PROBLEM REQUIREMENTS: Exclude the pictures, then copy word for word the lines running from the beginning of the records through the line with "(tb3) at (114,535)".

SUPPLIED DATA:
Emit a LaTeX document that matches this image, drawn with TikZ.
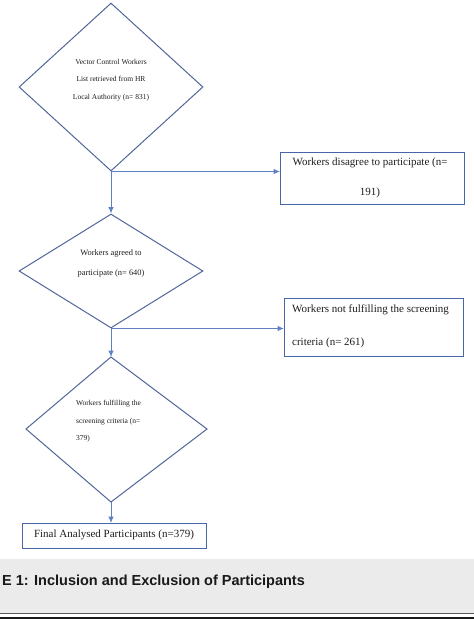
\documentclass[tikz,border=0pt]{standalone}
\usepackage{fontspec}
\setmainfont{Liberation Serif}
\newfontfamily\capfont{Liberation Sans}
\usetikzlibrary{shapes.geometric,arrows.meta}
\definecolor{dstroke}{HTML}{52669A}
\definecolor{cstroke}{HTML}{5F80C4}
\definecolor{bstroke}{HTML}{4666A8}
\definecolor{txt}{HTML}{1E1E1E}
\definecolor{band}{HTML}{EBEBEB}
\tikzset{
  dshape/.style={diamond, draw=dstroke, line width=1pt, inner sep=0pt, aspect=1},
  boxnode/.style={draw=bstroke, line width=1.3pt, inner sep=0pt, anchor=north west},
  conn/.style={draw=cstroke, line width=1pt},
  arr/.style={conn, -{Latex[length=6.5pt,width=5.5pt]}},
  dtext/.style={text=txt, font=\fontsize{7.5}{17.5}\selectfont, inner sep=0pt},
  btext/.style={text=txt, font=\fontsize{11}{30}\selectfont, inner sep=0pt},
}
\begin{document}
\begin{tikzpicture}[x=1pt,y=-1pt]
\useasboundingbox (0,0) rectangle (474,619);
\fill[white] (0,0) rectangle (474,619);

% diamonds
\node[dshape, minimum width=184pt, minimum height=168pt] (d1) at (111,87) {};
\node[dtext, align=center] (t1) at (111,80) {Vector Control Workers\\List retrieved from HR\\Local Authority (n= 831)};

\node[dshape, minimum width=184pt, minimum height=114pt] (d2) at (111,271) {};
\node[dtext, align=center, font=\fontsize{8.4}{20}\selectfont] (t2) at (111,263) {Workers agreed to\\participate (n= 640)};

\coordinate (d3t) at (111,357);
\coordinate (d3r) at (207,429);
\coordinate (d3b) at (111,502);
\coordinate (d3l) at (26,429);
\draw[draw=dstroke, line width=1pt] (d3t) -- (d3r) -- (d3b) -- (d3l) -- cycle;
\node[dtext, align=left, anchor=west] (t3) at (76,421.5) {Workers fulfilling the\\screening criteria (n=\\379)};

% boxes
\node[boxnode, minimum width=184pt, minimum height=52pt] (b1) at (280,152) {};
\node[btext, align=center] (tb1) at (370,178) {Workers disagree to participate (n=\\191)};

\node[boxnode, minimum width=179pt, minimum height=58pt] (b2) at (284,298) {};
\node[btext, align=left, anchor=west, font=\fontsize{11}{33}\selectfont] (tb2) at (292,326.5) {Workers not fulfilling the screening\\criteria (n= 261)};

\node[boxnode, minimum width=184pt, minimum height=25pt] (b3) at (22,523) {};
\node[btext] (tb3) at (114,535) {Final Analysed Participants (n=379)};

% connectors
\draw[arr] (d1.south) -- (b1.west |- d1.south);
\draw[arr] (d1.south) -- (d2.north);
\draw[arr] (d2.south) -- (b2.west |- d2.south);
\draw[arr] (d2.south) -- (d3t);
\draw[arr] (d3b) -- (b3.north -| d3b);

% caption band
\fill[band] (0,559) rectangle (474,613);
\draw[draw=gray!70!black, line width=0.8pt] (0,613.8) -- (474,613.8);
\fill[black!90] (0,616.5) rectangle (474,619);
\node[anchor=west, inner sep=0pt, text=black!90, font=\capfont\bfseries\fontsize{14.5}{16}\selectfont] (cap) at (2,582) {E 1: Inclusion and Exclusion of Participants};
\end{tikzpicture}
\end{document}
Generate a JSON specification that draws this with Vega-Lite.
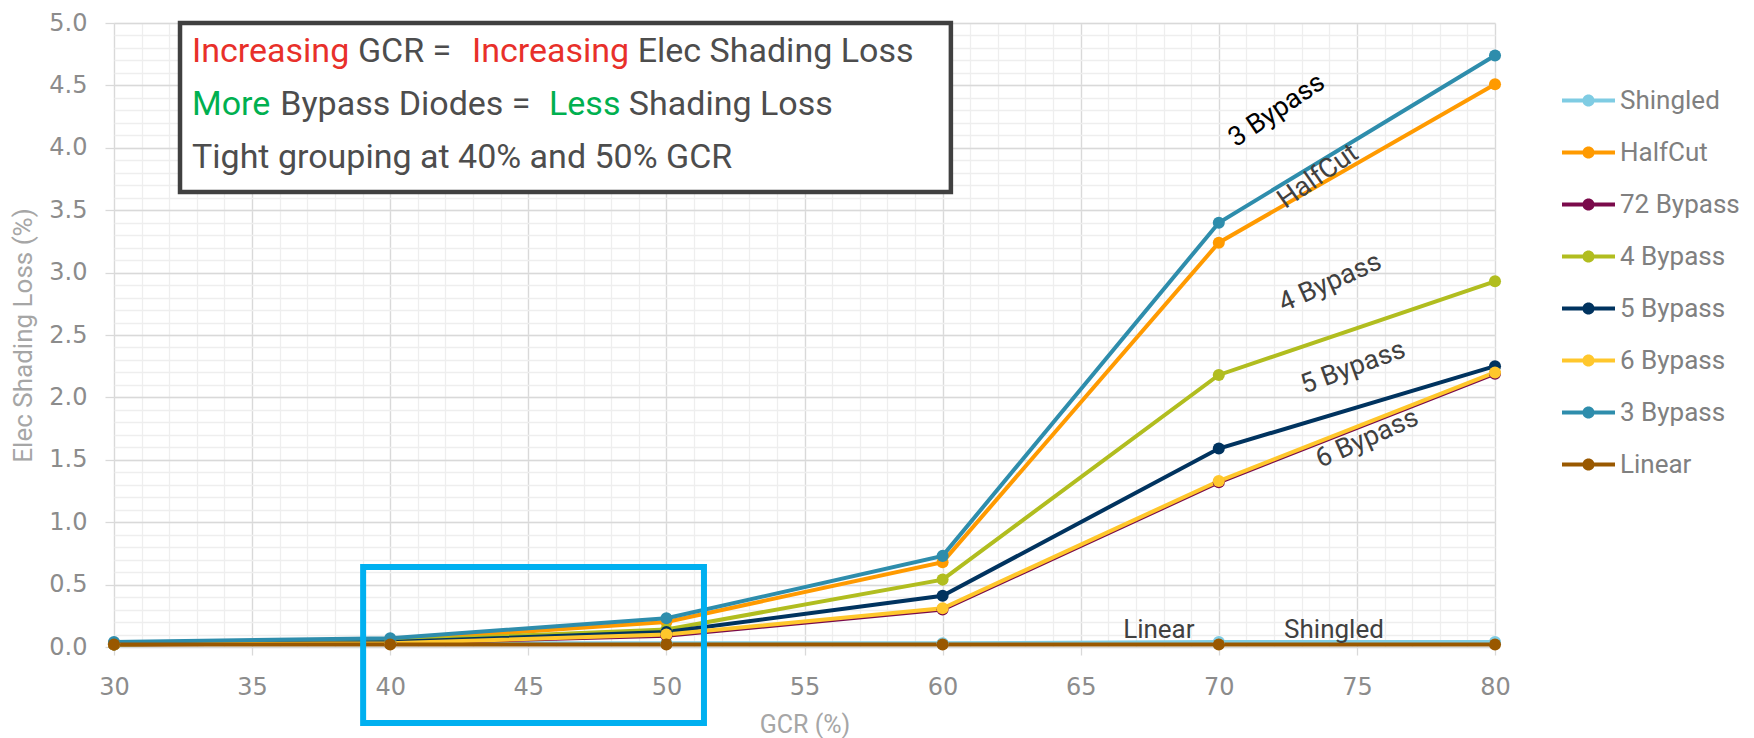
{
  "$schema": "https://vega.github.io/schema/vega-lite/v6.json",
  "width": 1381,
  "height": 624,
  "autosize": {"type": "none"},
  "padding": {"left": 114, "top": 23, "right": 259, "bottom": 91},
  "background": "white",
  "config": {"view": {"stroke": null}, "font": "Roboto"},
  "datasets": {
    "loss": [
      {"series": "Shingled", "gcr": 30, "loss": 0.03}, {"series": "Shingled", "gcr": 40, "loss": 0.03}, {"series": "Shingled", "gcr": 50, "loss": 0.03}, {"series": "Shingled", "gcr": 60, "loss": 0.03}, {"series": "Shingled", "gcr": 70, "loss": 0.04}, {"series": "Shingled", "gcr": 80, "loss": 0.04},
      {"series": "HalfCut", "gcr": 30, "loss": 0.03}, {"series": "HalfCut", "gcr": 40, "loss": 0.05}, {"series": "HalfCut", "gcr": 50, "loss": 0.2}, {"series": "HalfCut", "gcr": 60, "loss": 0.68}, {"series": "HalfCut", "gcr": 70, "loss": 3.24}, {"series": "HalfCut", "gcr": 80, "loss": 4.51},
      {"series": "72 Bypass", "gcr": 30, "loss": 0.02}, {"series": "72 Bypass", "gcr": 40, "loss": 0.03}, {"series": "72 Bypass", "gcr": 50, "loss": 0.09}, {"series": "72 Bypass", "gcr": 60, "loss": 0.3}, {"series": "72 Bypass", "gcr": 70, "loss": 1.32}, {"series": "72 Bypass", "gcr": 80, "loss": 2.19},
      {"series": "4 Bypass", "gcr": 30, "loss": 0.02}, {"series": "4 Bypass", "gcr": 40, "loss": 0.05}, {"series": "4 Bypass", "gcr": 50, "loss": 0.14}, {"series": "4 Bypass", "gcr": 60, "loss": 0.54}, {"series": "4 Bypass", "gcr": 70, "loss": 2.18}, {"series": "4 Bypass", "gcr": 80, "loss": 2.93},
      {"series": "5 Bypass", "gcr": 30, "loss": 0.02}, {"series": "5 Bypass", "gcr": 40, "loss": 0.04}, {"series": "5 Bypass", "gcr": 50, "loss": 0.12}, {"series": "5 Bypass", "gcr": 60, "loss": 0.41}, {"series": "5 Bypass", "gcr": 70, "loss": 1.59}, {"series": "5 Bypass", "gcr": 80, "loss": 2.25},
      {"series": "6 Bypass", "gcr": 30, "loss": 0.02}, {"series": "6 Bypass", "gcr": 40, "loss": 0.03}, {"series": "6 Bypass", "gcr": 50, "loss": 0.1}, {"series": "6 Bypass", "gcr": 60, "loss": 0.31}, {"series": "6 Bypass", "gcr": 70, "loss": 1.33}, {"series": "6 Bypass", "gcr": 80, "loss": 2.2},
      {"series": "3 Bypass", "gcr": 30, "loss": 0.04}, {"series": "3 Bypass", "gcr": 40, "loss": 0.07}, {"series": "3 Bypass", "gcr": 50, "loss": 0.23}, {"series": "3 Bypass", "gcr": 60, "loss": 0.73}, {"series": "3 Bypass", "gcr": 70, "loss": 3.4}, {"series": "3 Bypass", "gcr": 80, "loss": 4.74},
      {"series": "Linear", "gcr": 30, "loss": 0.02}, {"series": "Linear", "gcr": 40, "loss": 0.02}, {"series": "Linear", "gcr": 50, "loss": 0.02}, {"series": "Linear", "gcr": 60, "loss": 0.02}, {"series": "Linear", "gcr": 70, "loss": 0.02}, {"series": "Linear", "gcr": 80, "loss": 0.02}
    ]
  },
  "data": {"name": "loss"},
  "resolve": {"axis": {"x": "independent", "y": "independent"}},
  "layer": [
    {
      "mark": {"type": "point", "opacity": 0},
      "encoding": {
        "x": {"field": "gcr", "type": "quantitative", "scale": {"domain": [30, 80], "nice": false, "zero": false},
          "axis": {"orient": "bottom", "values": [30,31,32,33,34,35,36,37,38,39,40,41,42,43,44,45,46,47,48,49,50,51,52,53,54,55,56,57,58,59,60,61,62,63,64,65,66,67,68,69,70,71,72,73,74,75,76,77,78,79,80], "grid": true, "gridColor": "#eeeeee", "gridWidth": 1.3, "labels": false, "ticks": false, "domain": false, "title": null}},
        "y": {"field": "loss", "type": "quantitative", "scale": {"domain": [0, 5], "nice": false},
          "axis": {"orient": "left", "values": [0,0.1,0.2,0.3,0.4,0.5,0.6,0.7,0.8,0.9,1,1.1,1.2,1.3,1.4,1.5,1.6,1.7,1.8,1.9,2,2.1,2.2,2.3,2.4,2.5,2.6,2.7,2.8,2.9,3,3.1,3.2,3.3,3.4,3.5,3.6,3.7,3.8,3.9,4,4.1,4.2,4.3,4.4,4.5,4.6,4.7,4.8,4.9,5], "grid": true, "gridColor": "#eeeeee", "gridWidth": 1.3, "labels": false, "ticks": false, "domain": false, "title": null}}
      }
    },
    {
      "layer": [
        {
          "mark": {"type": "line", "strokeWidth": 4},
          "encoding": {
            "x": {"field": "gcr", "type": "quantitative", "scale": {"domain": [30, 80], "nice": false, "zero": false},
              "axis": {"orient": "bottom", "title": "GCR (%)", "values": [30,35,40,45,50,55,60,65,70,75,80], "grid": true, "gridColor": "#d9d9d9", "gridWidth": 1.3, "domain": false, "tickColor": "#d9d9d9", "tickWidth": 1.3, "tickSize": 8, "labelPadding": 20, "labelFont": "DejaVu Sans", "labelFontSize": 24, "labelColor": "#8c8c8c", "labelFlush": false, "titleFont": "Roboto", "titleFontSize": 25, "titleFontWeight": "normal", "titleColor": "#a6a6a6", "titlePadding": 13}},
            "y": {"field": "loss", "type": "quantitative", "scale": {"domain": [0, 5], "nice": false},
              "axis": {"orient": "left", "title": "Elec Shading Loss (%)", "values": [0,0.5,1,1.5,2,2.5,3,3.5,4,4.5,5], "format": ".1f", "grid": true, "gridColor": "#d9d9d9", "gridWidth": 1.3, "domain": false, "tickColor": "#d9d9d9", "tickWidth": 1.3, "tickSize": 9, "labelPadding": 18, "labelFont": "DejaVu Sans", "labelFontSize": 24, "labelColor": "#8c8c8c", "labelFlush": false, "titleFont": "Roboto", "titleFontSize": 26, "titleFontWeight": "normal", "titleColor": "#a6a6a6", "titlePadding": 12}},
            "color": {"field": "series", "type": "nominal",
              "scale": {"domain": ["Shingled", "HalfCut", "72 Bypass", "4 Bypass", "5 Bypass", "6 Bypass", "3 Bypass", "Linear"],
                        "range": ["#7FCCE3", "#FF9A00", "#7A0A4B", "#B1BD1F", "#00335F", "#FFC72C", "#2E8DAC", "#995800"]},
              "legend": {"orient": "none", "legendX": 1448, "legendY": 51, "title": null, "padding": 0,
                "symbolType": "M-1,-0.075L1,-0.075L1,0.075L-1,0.075Z M0.23,0A0.23,0.23,0,1,1,-0.23,0A0.23,0.23,0,1,1,0.23,0Z",
                "symbolSize": 2809, "symbolStrokeWidth": 0, "labelFont": "Roboto", "labelFontSize": 26, "labelColor": "#808080", "labelOffset": 5, "rowPadding": 12,
                "encode": {"symbols": {"update": {"fill": {"scale": "color", "field": "value"}, "opacity": {"value": 1}, "strokeWidth": {"value": 0}}}}}},
            "order": {"field": "gcr"}
          }
        },
        {
          "mark": {"type": "point", "filled": true, "size": 145, "opacity": 1},
          "encoding": {
            "x": {"field": "gcr", "type": "quantitative"},
            "y": {"field": "loss", "type": "quantitative"},
            "color": {"field": "series", "type": "nominal"}
          }
        },
        {
          "data": {"values": [{"t": "3 Bypass"}]},
          "mark": {"type": "text", "angle": -34, "fontSize": 27, "color": "#000000", "align": "center", "baseline": "middle"},
          "encoding": {"x": {"datum": 72.1}, "y": {"datum": 4.3}, "text": {"field": "t"}}
        },
        {
          "data": {"values": [{"t": "HalfCut"}]},
          "mark": {"type": "text", "angle": -35, "fontSize": 27, "color": "#404040", "align": "center", "baseline": "middle"},
          "encoding": {"x": {"datum": 73.59}, "y": {"datum": 3.77}, "text": {"field": "t"}}
        },
        {
          "data": {"values": [{"t": "4 Bypass"}]},
          "mark": {"type": "text", "angle": -24, "fontSize": 27, "color": "#404040", "align": "center", "baseline": "middle"},
          "encoding": {"x": {"datum": 74.03}, "y": {"datum": 2.92}, "text": {"field": "t"}}
        },
        {
          "data": {"values": [{"t": "5 Bypass"}]},
          "mark": {"type": "text", "angle": -20, "fontSize": 27, "color": "#404040", "align": "center", "baseline": "middle"},
          "encoding": {"x": {"datum": 74.86}, "y": {"datum": 2.24}, "text": {"field": "t"}}
        },
        {
          "data": {"values": [{"t": "6 Bypass"}]},
          "mark": {"type": "text", "angle": -24, "fontSize": 27, "color": "#404040", "align": "center", "baseline": "middle"},
          "encoding": {"x": {"datum": 75.37}, "y": {"datum": 1.67}, "text": {"field": "t"}}
        },
        {
          "data": {"values": [{"t": "Linear"}]},
          "mark": {"type": "text", "fontSize": 26, "color": "#404040", "align": "center", "baseline": "middle"},
          "encoding": {"x": {"datum": 67.83}, "y": {"datum": 0.14}, "text": {"field": "t"}}
        },
        {
          "data": {"values": [{"t": "Shingled"}]},
          "mark": {"type": "text", "fontSize": 26, "color": "#404040", "align": "center", "baseline": "middle"},
          "encoding": {"x": {"datum": 74.17}, "y": {"datum": 0.14}, "text": {"field": "t"}}
        },
        {
          "data": {"values": [{"t": "box"}]},
          "mark": {"type": "rect", "fill": "white", "stroke": "#404040", "strokeWidth": 4.5},
          "encoding": {"x": {"datum": 32.39}, "x2": {"datum": 60.3}, "y": {"datum": 5.0}, "y2": {"datum": 3.646}}
        },
        {
          "data": {"values": [{"t": "Increasing"}]},
          "mark": {"type": "text", "fontSize": 34, "color": "#E8302A", "align": "left", "baseline": "alphabetic"},
          "encoding": {"x": {"datum": 32.824}, "y": {"datum": 4.688}, "text": {"field": "t"}}
        },
        {
          "data": {"values": [{"t": "GCR ="}]},
          "mark": {"type": "text", "fontSize": 34, "color": "#4d4d4d", "align": "left", "baseline": "alphabetic"},
          "encoding": {"x": {"datum": 38.83}, "y": {"datum": 4.688}, "text": {"field": "t"}}
        },
        {
          "data": {"values": [{"t": "Increasing"}]},
          "mark": {"type": "text", "fontSize": 34, "color": "#E8302A", "align": "left", "baseline": "alphabetic"},
          "encoding": {"x": {"datum": 42.961}, "y": {"datum": 4.688}, "text": {"field": "t"}}
        },
        {
          "data": {"values": [{"t": "Elec Shading Loss"}]},
          "mark": {"type": "text", "fontSize": 34, "color": "#4d4d4d", "align": "left", "baseline": "alphabetic"},
          "encoding": {"x": {"datum": 48.96}, "y": {"datum": 4.688}, "text": {"field": "t"}}
        },
        {
          "data": {"values": [{"t": "More"}]},
          "mark": {"type": "text", "fontSize": 34, "color": "#00B050", "align": "left", "baseline": "alphabetic"},
          "encoding": {"x": {"datum": 32.824}, "y": {"datum": 4.263}, "text": {"field": "t"}}
        },
        {
          "data": {"values": [{"t": "Bypass Diodes ="}]},
          "mark": {"type": "text", "fontSize": 34, "color": "#4d4d4d", "align": "left", "baseline": "alphabetic"},
          "encoding": {"x": {"datum": 36.02}, "y": {"datum": 4.263}, "text": {"field": "t"}}
        },
        {
          "data": {"values": [{"t": "Less"}]},
          "mark": {"type": "text", "fontSize": 34, "color": "#00B050", "align": "left", "baseline": "alphabetic"},
          "encoding": {"x": {"datum": 45.75}, "y": {"datum": 4.263}, "text": {"field": "t"}}
        },
        {
          "data": {"values": [{"t": "Shading Loss"}]},
          "mark": {"type": "text", "fontSize": 34, "color": "#4d4d4d", "align": "left", "baseline": "alphabetic"},
          "encoding": {"x": {"datum": 48.64}, "y": {"datum": 4.263}, "text": {"field": "t"}}
        },
        {
          "data": {"values": [{"t": "Tight grouping at 40% and 50% GCR"}]},
          "mark": {"type": "text", "fontSize": 34, "color": "#4d4d4d", "align": "left", "baseline": "alphabetic"},
          "encoding": {"x": {"datum": 32.824}, "y": {"datum": 3.838}, "text": {"field": "t"}}
        },
        {
          "data": {"values": [{"t": "zoom"}]},
          "mark": {"type": "rect", "fill": null, "fillOpacity": 0, "stroke": "#00B0F0", "strokeWidth": 6},
          "encoding": {"x": {"datum": 39.02}, "x2": {"datum": 51.36}, "y": {"datum": 0.641}, "y2": {"datum": -0.609}}
        }
      ]
    }
  ]
}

FINAL ANSWER:
Emit a LaTeX document that matches this image, drawn with TikZ.
\documentclass[tikz,border=0pt]{standalone}
\usepackage{fontspec}
\setmainfont{Liberation Serif}
\newfontfamily\capfont{Liberation Sans}
\usetikzlibrary{shapes.geometric,arrows.meta}
\definecolor{dstroke}{HTML}{52669A}
\definecolor{cstroke}{HTML}{5F80C4}
\definecolor{bstroke}{HTML}{4666A8}
\definecolor{txt}{HTML}{1E1E1E}
\definecolor{band}{HTML}{EBEBEB}
\tikzset{
  dshape/.style={diamond, draw=dstroke, line width=1pt, inner sep=0pt, aspect=1},
  boxnode/.style={draw=bstroke, line width=1.3pt, inner sep=0pt, anchor=north west},
  conn/.style={draw=cstroke, line width=1pt},
  arr/.style={conn, -{Latex[length=6.5pt,width=5.5pt]}},
  dtext/.style={text=txt, font=\fontsize{7.5}{17.5}\selectfont, inner sep=0pt},
  btext/.style={text=txt, font=\fontsize{11}{30}\selectfont, inner sep=0pt},
}
\begin{document}
\begin{tikzpicture}[x=1pt,y=-1pt]
\useasboundingbox (0,0) rectangle (474,619);
\fill[white] (0,0) rectangle (474,619);

% diamonds
\node[dshape, minimum width=184pt, minimum height=168pt] (d1) at (111,87) {};
\node[dtext, align=center] (t1) at (111,80) {Vector Control Workers\\List retrieved from HR\\Local Authority (n= 831)};

\node[dshape, minimum width=184pt, minimum height=114pt] (d2) at (111,271) {};
\node[dtext, align=center, font=\fontsize{8.4}{20}\selectfont] (t2) at (111,263) {Workers agreed to\\participate (n= 640)};

\coordinate (d3t) at (111,357);
\coordinate (d3r) at (207,429);
\coordinate (d3b) at (111,502);
\coordinate (d3l) at (26,429);
\draw[draw=dstroke, line width=1pt] (d3t) -- (d3r) -- (d3b) -- (d3l) -- cycle;
\node[dtext, align=left, anchor=west] (t3) at (76,421.5) {Workers fulfilling the\\screening criteria (n=\\379)};

% boxes
\node[boxnode, minimum width=184pt, minimum height=52pt] (b1) at (280,152) {};
\node[btext, align=center] (tb1) at (370,178) {Workers disagree to participate (n=\\191)};

\node[boxnode, minimum width=179pt, minimum height=58pt] (b2) at (284,298) {};
\node[btext, align=left, anchor=west, font=\fontsize{11}{33}\selectfont] (tb2) at (292,326.5) {Workers not fulfilling the screening\\criteria (n= 261)};

\node[boxnode, minimum width=184pt, minimum height=25pt] (b3) at (22,523) {};
\node[btext] (tb3) at (114,535) {Final Analysed Participants (n=379)};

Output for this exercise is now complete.